Tourist takes 'Irreplaceable' Japanese artefacts from Cambridge University
A tourist took two "irreplaceable" historic Japanese artefacts from a Cambridge University education centre - after mistaking them for souvenirs.
A wooden plaque and a replica school textbook were on loan for the Kaetsu Educational and Cultural Centre's annual Japan Day from a Japanese museum, and went missing on Saturday.
A frantic search was launched for the items, which were eventually found.
The pieces were loaned to the centre from the Peace Memorial Museum in Okinawa.
According to the Cambridge News, museum director Peter Roberts-Taira said he was "very relieved" they had been found, adding: "It's the first time these items have ever been out of Japan, so the museums themselves were taking a risk.
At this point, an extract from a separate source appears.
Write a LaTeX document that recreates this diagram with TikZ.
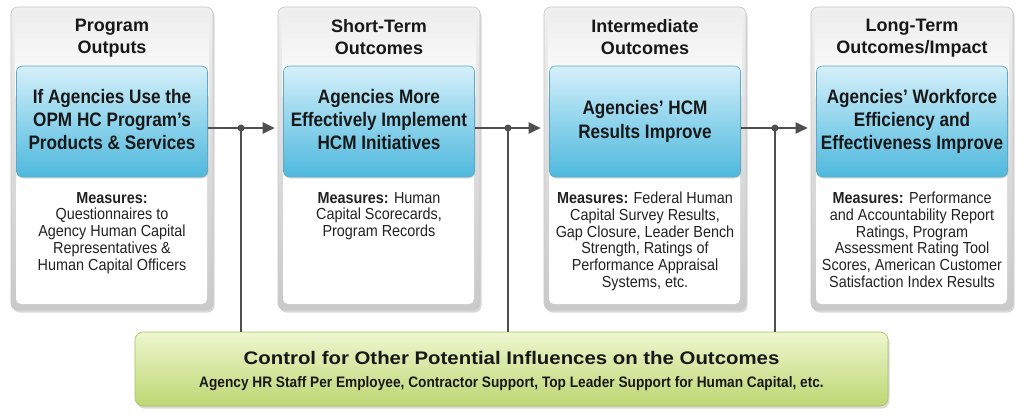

"It was Saturday, right at the very end of the day when everyone was packing away that we realised they had gone.
"One was a wooden plaque with some Japanese on it, the other was a maths book which children had in their classrooms.
"You wouldn't know they were valuable to look at, so maybe somebody just thought they could take them."
According to the Daily Telegraph, he added: "The message went out wider to people who asked their friends, and apparently they discovered a friend of a friend had thought those things were possible to take away as souvenirs.
"They are irreplaceable, if they are gone, they are gone forever. It's very, very special to have them at all."